An additional concern which the guidelines seek to address is the procedure to be followed in the seizure, retention and examination of digital material, from both suspects and witnesses. The guidelines reiterate that the retention of digital material must be limited to evidence and relevant material only, and that there is a duty to balance issues of privacy and disclosure in obtaining and reviewing digital material, particularly where material from mobile phones is concerned. The guidelines set out the factors to be taken into account when considering the need to review digital material to ensure that is lawful, necessary and proportionate and that it is for the purpose of pursuing a reasonable line of enquiry. The guidelines restate the principle that where there is a conflict between the right to privacy and the right to a fair trial, the right to a fair trial under Article 6 of the Human Rights Act 1998 is an absolute right and must take precedence.

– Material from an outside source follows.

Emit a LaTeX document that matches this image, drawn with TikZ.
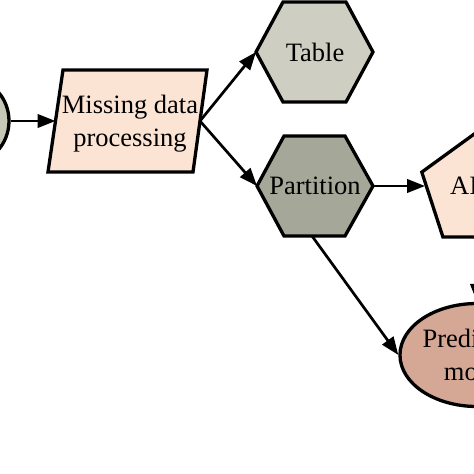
\documentclass[tikz,border=0pt]{standalone}
\usepackage{fontspec}
\setmainfont{Liberation Serif}
\usetikzlibrary{arrows.meta,shapes.geometric}
\definecolor{srcfill}{HTML}{C6C8B6}
\definecolor{peach}{HTML}{FCE4D5}
\definecolor{tablefill}{HTML}{CFCEC2}
\definecolor{partfill}{HTML}{A5A898}
\definecolor{predfill}{HTML}{D5A795}
\begin{document}
\begin{tikzpicture}[x=1pt,y=-1pt,
  lbl/.style={font=\fontsize{26.5}{33}\selectfont, align=center, inner sep=0pt, text=black},
  outline/.style={draw=black, line width=3.3pt, line join=miter},
  conn/.style={draw=black, line width=2.7pt, -{Triangle[length=18pt,width=13.5pt]}},
]
\useasboundingbox (0,0) rectangle (474,474);
\fill[white] (0,0) rectangle (474,474);
\clip (0,0) rectangle (474,474);

% source ellipse (cut off at the left)
\node[outline, ellipse, fill=srcfill, minimum width=78pt, minimum height=84pt, inner sep=0pt] (src) at (-30,121) {};

% parallelogram
\draw[outline, fill=peach] (48,172) -- (63,70) -- (207,70) -- (193,172) -- cycle;
\node[lbl] (md) at (130,123.5) {Missing data\\processing};
\coordinate (mdW) at (55.5,121);
\coordinate (mdE) at (200,121);

% Table hexagon
\draw[outline, fill=tablefill] (256,52) -- (283,2) -- (346,2) -- (373,52) -- (346,102) -- (283,102) -- cycle;
\node[lbl] (table) at (315,52) {Table};
\coordinate (tableW) at (256,52);

% Partition hexagon
\draw[outline, fill=partfill] (257,186) -- (284,136) -- (345,136) -- (373,186) -- (345,236) -- (284,236) -- cycle;
\node[lbl] (part) at (315,186) {Partition};
\coordinate (partW) at (257,186);
\coordinate (partE) at (373,186);
\coordinate (partS) at (312,236);

% AI pentagon (cut off at the right)
\draw[outline, fill=peach] (477,132) -- (421.8,172.1) -- (442.9,236.9) -- (511.1,236.9) -- (532.2,172.1) -- cycle;
\node[lbl, anchor=west] (ai) at (450,186) {AI};
\coordinate (aiW) at (425,186);
\coordinate (aiS) at (477,237);

% Prediction ellipse
\node[outline, ellipse, fill=predfill, minimum width=152pt, minimum height=103pt, inner sep=0pt, lbl] (pred) at (477,355) {Prediction\\model};

% connectors
\draw[conn] (src.east) -- (mdW);
\draw[conn] (mdE) -- (tableW);
\draw[conn] (mdE) -- (partW);
\draw[conn] (partE) -- (aiW);
\draw[conn] (partS) -- (pred.west);
\draw[conn] (aiS) -- (pred.north);
\end{tikzpicture}
\end{document}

The guidelines also set out the responsibilities of each of the parties in the disclosure process: investigators must pursue all reasonable lines of enquiry and prepare disclosure schedules, prosecutors should engage with investigators, review schedules and apply the disclosure test and the defence must serve a defence statement (for all Crown Court trials) and request disclosure in accordance with the issues identified. The guidelines identify that prosecution advocates also review the schedules and advise on disclosure, but that the responsibility lies ultimately with the reviewing prosecutor. The guidelines make clear that investigators must pursue all reasonable lines of enquiry, determine relevance, and remain fair and objective, with the central purpose of establishing what actually happened as their focus.


 The guidelines attempt to address the concerns set out in the Attorney General’s 2018 Review of the efficiency and effectiveness of disclosure in the criminal justice system. The protocol for early engagement provides welcome clarity on the methods by which engagement may assist in narrowing the issues, and/or identifying further lines of enquiry as well as highlighting that the process must not circumvent the protections afforded to suspects under PACE. The guidelines helpfully note that the investigator must also consider disclosure of unused material in the pre-charge engagement stage to ensure discussions are fair and that the suspect is not misled as to the strength of the prosecution case. This is a useful clarification which will allow defence practitioners to make representations as to disclosure at each stage of the pre-charge engagement process. It may be of particular assistance to those representing children and young people as it will provide further opportunity for representations in favour of diversion from prosecution and may encourage decision makers to better engage with these representations.

Many defence practitioners already engage with investigators and, where possible, prosecutors at the pre-charge stage and will welcome these guidelines because they will assist them with this process. However, the lack of legal aid funding available at this stage will mean that in many cases defence solicitors will be expected to engage in the process with limited or no funding, and often without any indication of whether they will remain instructed should the case proceed beyond charge. Funding is available for this stage of representation through the advice and assistance funding scheme (via CRIM 1 & 2 forms) but the process and criteria is somewhat restrictive and, in practice, only worth doing in cases involving a significant amount of pre-charge work. Therefore, the potential for these new guidelines to achieve effective engagement between the parties at the pre-charge stage will be limited in the absence of changes to the funding regime.

There is a clear attempt to address recent criticisms of the manner in which complainants and witnesses may be required to provide access to private digital material for review, particularly by way of access to their mobile phone. However the substance amounts to little more a restatement of the principles already engaged. Of greater concern is the guidelines’ reference to the practice of obtaining suspects’ personal digital material by legal powers or “co-operation”. All too often suspects, particularly children and young people, will not be aware that a request to provide their device, PIN and/or passcode is an entirely voluntary request. The legal powers to seize mobile phones or similar devices will most commonly be under warrant as per section 8 of PACE or following arrest, as per sections 18 or 32 of PACE. Requests of volunteers to provide devices should therefore be considered carefully and treated with caution. Children and young people should be made aware of their right to refuse a request of this nature.

In terms of addressing culture change, the guidelines make clear that the schedules of unused material are the sole method by which prosecutors have knowledge of the matters under investigation, and are also the only way in which the defence become aware of the material that exists. Whilst it is helpful to have the importance of the schedules highlighted by the guidance, there is still no mechanism for independent checks and balances to ensure that all relevant material appears on the schedule. The power to determine relevance therefore rests solely at the discretion of the investigator, who is potentially taking that decision entirely alone. Despite the clear guidance as to the nature of the test, the manner in which an investigation should be conducted and that the prosecutor and/or disclosure officer may provide assistance in determining relevance, there is no obligation on an investigator to check or approve their decision as to what is a reasonable line of enquiry, or what is relevant. More radical change to the culture of investigations by the police in particular is required in order to challenge the current unconscious and institutional biases that have been shown to exist and to affect decision making and the use of discretion. It is therefore highly unlikely that these guidelines alone will result in the culture change required for there to be a significant increase in practitioners’ confidence in the disclosure regime.